Maybe you like to order a seafood entrée when you go out to eat, but you’re reluctant to make fish at home. Seafood is typically associated with a higher price tag (although not always), so home cooks may not pick it up at the store due to a fear of failure in the kitchen.
“People tend to feel intimidated when it comes to cooking seafood at home, but it’s quite easy,” says registered dietitian Jessica Miller, nutrition communications manager at the Seafood Nutrition Partnership, a nonprofit organization that is addressing the biggest barriers to eating seafood, including a lack of confidence in buying and preparing seafood.

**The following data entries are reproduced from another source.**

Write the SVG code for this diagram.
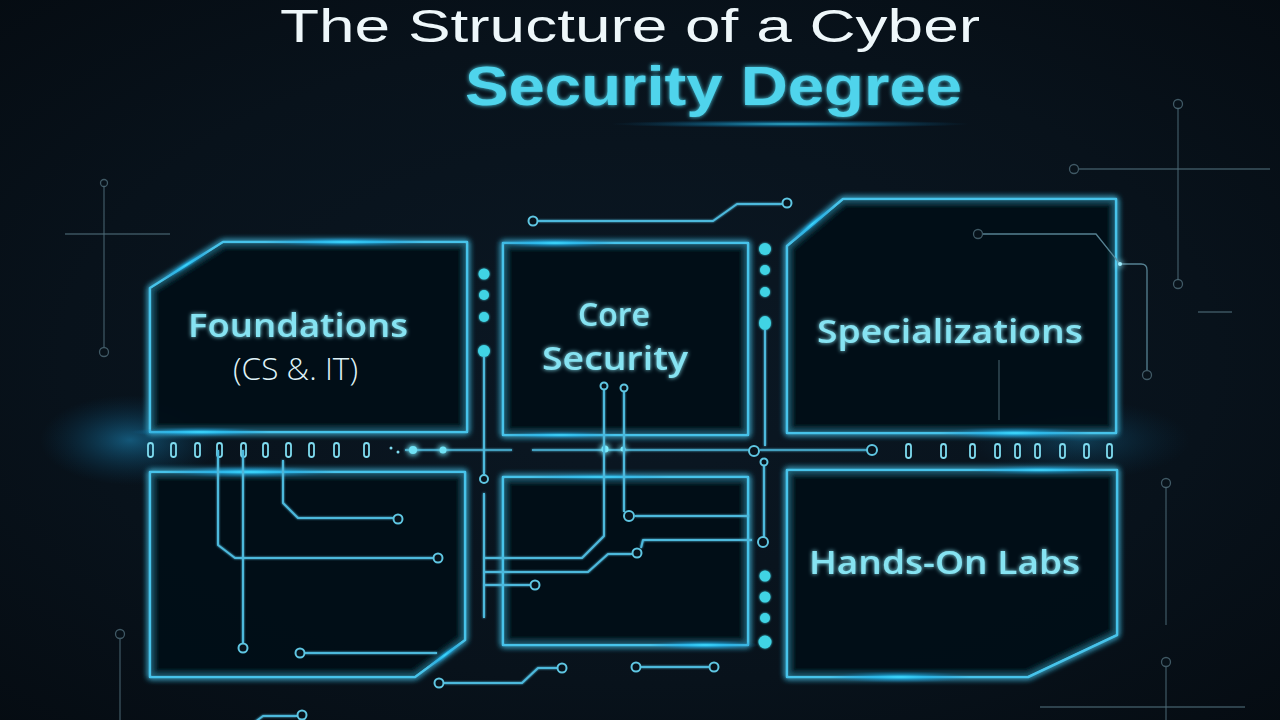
<svg xmlns="http://www.w3.org/2000/svg" width="1280" height="720" viewBox="0 0 1280 720">
<defs>
  <radialGradient id="bg" cx="0.5" cy="0.5" r="0.75">
    <stop offset="0" stop-color="#0b1824"/>
    <stop offset="0.6" stop-color="#08121b"/>
    <stop offset="1" stop-color="#050b11"/>
  </radialGradient>
  <radialGradient id="spot" cx="0.5" cy="0.5" r="0.5">
    <stop offset="0" stop-color="#3fdcff" stop-opacity="1"/>
    <stop offset="0.4" stop-color="#1aaee8" stop-opacity="0.55"/>
    <stop offset="1" stop-color="#0a6fa8" stop-opacity="0"/>
  </radialGradient>
  <radialGradient id="haze" cx="0.5" cy="0.5" r="0.5">
    <stop offset="0" stop-color="#1d8fc4" stop-opacity="0.55"/>
    <stop offset="1" stop-color="#0a4a70" stop-opacity="0"/>
  </radialGradient>
  <filter id="glow" filterUnits="userSpaceOnUse" x="0" y="0" width="1280" height="720">
    <feGaussianBlur in="SourceGraphic" stdDeviation="3" result="b"/>
    <feMerge><feMergeNode in="b"/><feMergeNode in="b"/><feMergeNode in="SourceGraphic"/></feMerge>
  </filter>
  <filter id="soft" filterUnits="userSpaceOnUse" x="0" y="0" width="1280" height="720">
    <feGaussianBlur in="SourceGraphic" stdDeviation="1.2" result="b"/>
    <feMerge><feMergeNode in="b"/><feMergeNode in="SourceGraphic"/></feMerge>
  </filter>
  <filter id="tglow" filterUnits="userSpaceOnUse" x="0" y="0" width="1280" height="720">
    <feGaussianBlur in="SourceGraphic" stdDeviation="2" result="b"/>
    <feMerge><feMergeNode in="b"/><feMergeNode in="SourceGraphic"/></feMerge>
  </filter>
  <style>
    .panel{fill:#07121b;fill-opacity:0.6;stroke:#46c3ea;stroke-width:2.6;stroke-linejoin:round;filter:url(#glow)}
    .trace{fill:none;stroke:#4db9dc;stroke-width:2;stroke-linejoin:round;filter:url(#soft)}
    .pad{fill:#08131c;stroke:#5fc6e2;stroke-width:2}
    .faint{fill:none;stroke:#4e6b78;stroke-width:1.3;opacity:0.75}
    .fpad{fill:#08121a;stroke:#4e6b78;stroke-width:1.3;opacity:0.8}
    .dot{fill:#3fd3e4;filter:url(#soft)}
    .cap{fill:none;stroke:#7fdcf0;stroke-width:1.8}
    .lbl{font-family:"Open Sans","Lato","Liberation Sans",sans-serif;font-weight:600;fill:#86e3f2;filter:url(#tglow)}
    .sub{font-family:"Open Sans","Lato","Liberation Sans",sans-serif;font-weight:300;fill:#dff2f7}
  </style>
</defs>

<rect width="1280" height="720" fill="url(#bg)"/>
<ellipse cx="130" cy="440" rx="90" ry="45" fill="url(#haze)"/>
<ellipse cx="1080" cy="440" rx="110" ry="40" fill="url(#haze)" opacity="0.6"/>

<!-- Title -->
<g id="title">
  <text x="280" y="42" font-family="'Liberation Sans',Arial,sans-serif" font-weight="400" font-size="46" fill="#eef7fa" textLength="700" lengthAdjust="spacingAndGlyphs">The Structure of a Cyber</text>
  <text x="465" y="105" font-family="'Liberation Sans',Arial,sans-serif" font-weight="700" font-size="56" fill="#4fd4ec" textLength="497" lengthAdjust="spacingAndGlyphs" filter="url(#tglow)">Security Degree</text>
  <ellipse cx="790" cy="124" rx="180" ry="4" fill="url(#spot)" opacity="0.8"/>
</g>

<!-- Background decorations -->
<g id="decor">
  <line class="faint" x1="104" y1="186" x2="104" y2="347"/>
  <circle class="fpad" cx="104" cy="183" r="3.5"/>
  <circle class="fpad" cx="104" cy="352" r="4.5"/>
  <line class="faint" x1="65" y1="234" x2="170" y2="234"/>
  <line class="faint" x1="120" y1="639" x2="120" y2="720"/>
  <circle class="fpad" cx="120" cy="634" r="4.5"/>
  <line class="faint" x1="1178" y1="108" x2="1178" y2="280"/>
  <circle class="fpad" cx="1178" cy="104" r="4.5"/>
  <circle class="fpad" cx="1178" cy="284" r="4.5"/>
  <line class="faint" x1="1079" y1="169" x2="1270" y2="169"/>
  <circle class="fpad" cx="1074" cy="169" r="4.5"/>
  <line class="faint" x1="1198" y1="312" x2="1232" y2="312"/>
  <line class="faint" x1="1166" y1="487" x2="1166" y2="625"/>
  <circle class="fpad" cx="1166" cy="483" r="4.5"/>
  <circle class="fpad" cx="1166" cy="662" r="4.5"/>
  <line class="faint" x1="1166" y1="667" x2="1166" y2="720"/>
  <line class="faint" x1="1040" y1="707" x2="1245" y2="707"/>
</g>

<!-- Panels -->
<g id="node-foundations">
  <path class="panel" d="M150,288 L223,242 H467 V432 H150 Z"/>
  <ellipse cx="345" cy="242" rx="80" ry="5" fill="url(#spot)"/>
  <ellipse cx="200" cy="432" rx="70" ry="5" fill="url(#spot)"/>
  <ellipse cx="186" cy="265" rx="30" ry="4" fill="url(#spot)" transform="rotate(-32 186 265)"/>
  <text class="lbl" x="188" y="337" font-size="32" textLength="220" lengthAdjust="spacingAndGlyphs">Foundations</text>
  <text class="sub" x="233" y="380" font-size="31" textLength="125" lengthAdjust="spacingAndGlyphs">(CS &amp;. IT)</text>
</g>

<g id="node-core-security">
  <rect class="panel" x="503" y="243" width="245" height="192"/>
  <ellipse cx="555" cy="243" rx="60" ry="5" fill="url(#spot)"/>
  <ellipse cx="560" cy="435" rx="55" ry="4" fill="url(#spot)" opacity="0.8"/>
  <text class="lbl" x="614" y="326" font-size="32" text-anchor="middle">Core</text>
  <text class="lbl" x="615" y="370" font-size="32" text-anchor="middle" textLength="146" lengthAdjust="spacingAndGlyphs">Security</text>
</g>

<g id="node-specializations">
  <path class="panel" d="M787,246 L843,199 H1116 V433 H787 Z"/>
  <ellipse cx="1015" cy="433" rx="75" ry="6" fill="url(#spot)"/>
  <ellipse cx="812" cy="224" rx="30" ry="4" fill="url(#spot)" transform="rotate(-40 812 224)"/>
  <text class="lbl" x="817" y="343" font-size="33" textLength="266" lengthAdjust="spacingAndGlyphs">Specializations</text>
</g>

<g id="node-panel-bl">
  <path class="panel" d="M150,472 H465 V640 L415,677 H150 Z"/>
  <ellipse cx="250" cy="472" rx="85" ry="6" fill="url(#spot)"/>
  <ellipse cx="445" cy="655" rx="22" ry="4" fill="url(#spot)" transform="rotate(-37 445 655)"/>
</g>

<g id="node-panel-bm">
  <rect class="panel" x="503" y="477" width="245" height="168"/>
  <ellipse cx="600" cy="477" rx="70" ry="4" fill="url(#spot)" opacity="0.6"/>
  <ellipse cx="705" cy="645" rx="55" ry="5" fill="url(#spot)"/>
</g>

<g id="node-hands-on-labs">
  <path class="panel" d="M787,470 H1117 V635 L1028,677 H787 Z"/>
  <ellipse cx="1040" cy="470" rx="70" ry="5" fill="url(#spot)" opacity="0.8"/>
  <ellipse cx="900" cy="677" rx="70" ry="6" fill="url(#spot)"/>
  <text class="lbl" x="809" y="574" font-size="33" textLength="271" lengthAdjust="spacingAndGlyphs">Hands-On Labs</text>
</g>

<!-- Connectors / circuit traces -->
<g id="connectors">
  <line class="faint" x1="999" y1="360" x2="999" y2="420"/>
  <!-- top trace -->
  <path class="trace" d="M538,221 H713 L737,204 H782"/>
  <circle class="pad" cx="533" cy="221" r="4.5"/>
  <circle class="pad" cx="787" cy="203" r="4.5"/>
  <!-- specializations inner trace -->
  <path class="faint" d="M983,234 H1096 L1120,264 H1141 Q1147,264 1147,270 V370" style="stroke:#5f8ea0;opacity:0.9"/>
  <circle class="fpad" cx="978" cy="234" r="4.5"/>
  <circle class="fpad" cx="1147" cy="375" r="4.5"/>
  <circle cx="1120" cy="264" r="2" fill="#9fefff" filter="url(#glow)"/>
  <!-- vertical dot columns -->
  <circle class="dot" cx="484" cy="274" r="5.5"/>
  <circle class="dot" cx="484" cy="295" r="5"/>
  <circle class="dot" cx="484" cy="317" r="5"/>
  <circle class="dot" cx="484" cy="351" r="6"/>
  <path class="trace" d="M484,357 V474"/>
  <circle class="pad" cx="484" cy="479" r="4"/>
  <circle class="dot" cx="765" cy="249" r="6"/>
  <circle class="dot" cx="765" cy="270" r="5"/>
  <circle class="dot" cx="765" cy="292" r="5"/>
  <ellipse class="dot" cx="765" cy="323" rx="6" ry="7"/>
  <path class="trace" d="M765,330 V446"/>
  <circle class="dot" cx="765" cy="576" r="5.5"/>
  <circle class="dot" cx="765" cy="597" r="5.5"/>
  <circle class="dot" cx="765" cy="618" r="5"/>
  <circle class="dot" cx="765" cy="642" r="6.5"/>
  <!-- horizontal bus at y 450 -->
  <path class="trace" d="M405,450 H512 M532,450 H749 M760,450 H867" opacity="0.85"/>
  <circle class="pad" cx="754" cy="451" r="5"/>
  <circle class="pad" cx="872" cy="450" r="5"/>
  <!-- capsules -->
  <g class="cap">
    <rect x="148" y="443" width="5" height="14" rx="2.5"/>
    <rect x="171" y="443" width="5" height="14" rx="2.5"/>
    <rect x="195" y="443" width="5" height="14" rx="2.5"/>
    <rect x="217" y="443" width="5" height="14" rx="2.5"/>
    <rect x="241" y="443" width="5" height="14" rx="2.5"/>
    <rect x="263" y="443" width="5" height="14" rx="2.5"/>
    <rect x="286" y="443" width="5" height="14" rx="2.5"/>
    <rect x="309" y="443" width="5" height="14" rx="2.5"/>
    <rect x="334" y="443" width="5" height="14" rx="2.5"/>
    <rect x="364" y="443" width="5" height="14" rx="2.5"/>
    <rect x="906" y="444" width="5" height="14" rx="2.5"/>
    <rect x="941" y="444" width="5" height="14" rx="2.5"/>
    <rect x="970" y="444" width="5" height="14" rx="2.5"/>
    <rect x="995" y="444" width="5" height="14" rx="2.5"/>
    <rect x="1015" y="444" width="5" height="14" rx="2.5"/>
    <rect x="1035" y="444" width="5" height="14" rx="2.5"/>
    <rect x="1060" y="444" width="5" height="14" rx="2.5"/>
    <rect x="1084" y="444" width="5" height="14" rx="2.5"/>
    <rect x="1107" y="444" width="5" height="14" rx="2.5"/>
  </g>
  <circle cx="391" cy="448" r="1.5" fill="#7fdcf0"/>
  <circle cx="398" cy="452" r="1.5" fill="#7fdcf0"/>
  <circle cx="413" cy="450" r="4" fill="#6fe2f5" filter="url(#glow)"/>
  <circle cx="443" cy="450" r="3.5" fill="#6fe2f5" filter="url(#glow)"/>
  <circle cx="605" cy="449" r="3.5" fill="#7ff0ff" filter="url(#glow)"/>
  <circle cx="623" cy="449" r="2.5" fill="#7ff0ff" filter="url(#glow)"/>
  <!-- lower-left panel traces -->
  <path class="trace" d="M218,450 V545 L235,558 H433"/>
  <circle class="pad" cx="438" cy="558" r="4.5"/>
  <path class="trace" d="M243,450 V643"/>
  <circle class="pad" cx="243" cy="648" r="4.5"/>
  <path class="trace" d="M283,460 V503 L298,518 H393"/>
  <circle class="pad" cx="398" cy="519" r="4.5"/>
  <path class="trace" d="M305,653 H437"/>
  <circle class="pad" cx="300" cy="653" r="4.5"/>
  <path class="trace" d="M444,683 H522 L538,668 H557"/>
  <circle class="pad" cx="439" cy="683" r="4.5"/>
  <circle class="pad" cx="562" cy="668" r="4.5"/>
  <path class="trace" d="M297,716 H263 L255,722"/>
  <circle class="pad" cx="302" cy="715" r="4.5"/>
  <!-- lower-middle traces -->
  <path class="trace" d="M484,493 V618"/>
  <path class="trace" d="M484,558 H582 L604,536 V390"/>
  <circle class="pad" cx="604" cy="386" r="3.5"/>
  <path class="trace" d="M624,392 V512"/>
  <circle class="pad" cx="624" cy="388" r="3.5"/>
  <circle class="pad" cx="629" cy="516" r="5"/>
  <path class="trace" d="M635,516 H749"/>
  <path class="trace" d="M484,572 H588 L608,554 H632"/>
  <circle class="pad" cx="637" cy="553" r="4.5"/>
  <path class="trace" d="M641,548 L643,540 H752"/>
  <path class="trace" d="M764,466 V537"/>
  <circle class="pad" cx="764" cy="462" r="3.5"/>
  <circle class="pad" cx="763" cy="542" r="5"/>
  <path class="trace" d="M484,585 H530"/>
  <circle class="pad" cx="535" cy="585" r="4.5"/>
  <path class="trace" d="M641,667 H709"/>
  <circle class="pad" cx="636" cy="667" r="4.5"/>
  <circle class="pad" cx="714" cy="667" r="4.5"/>
</g>
</svg>
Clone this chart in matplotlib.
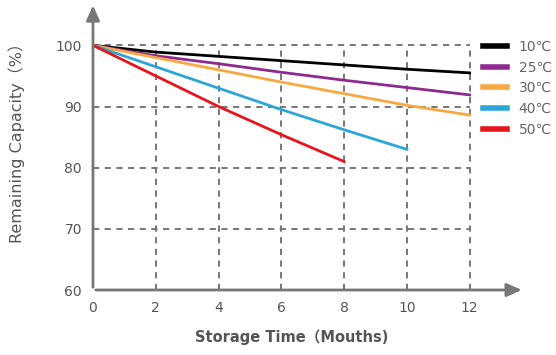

“As with most seafood, you do not need a lot to make it taste delicious,” say Miller, who recommends a simple preparation of a little oil, salt, pepper and a squeeze of lime.
Many types of fish are delicate and tender, so it’s important not to overcook your fish. Miller suggests the 10-minute rule: Measure the fish at its thickest point, and cook it on medium for 10 minutes per inch, turning halfway through the cooking time.
That means a thin fish like sole or perch cooks in about 4 to 5 minutes, while a thicker salmon or tuna steak might be closer to 15 to 20 minutes.
Knowing when fish is done is a common source of confusion. Miller recommends testing fish with a fork. Simply insert a fork at an angle at the thickest part of the fish and twist gently. The fish will flake easily when it’s done and it will lose its translucent or raw appearance. You can also use a food thermometer and cook fish to an internal temperature of 140 to 145 degrees Fahrenheit.
To begin incorporating seafood into your weekly menus, Miller recommends you start by making seafood versions of familiar foods.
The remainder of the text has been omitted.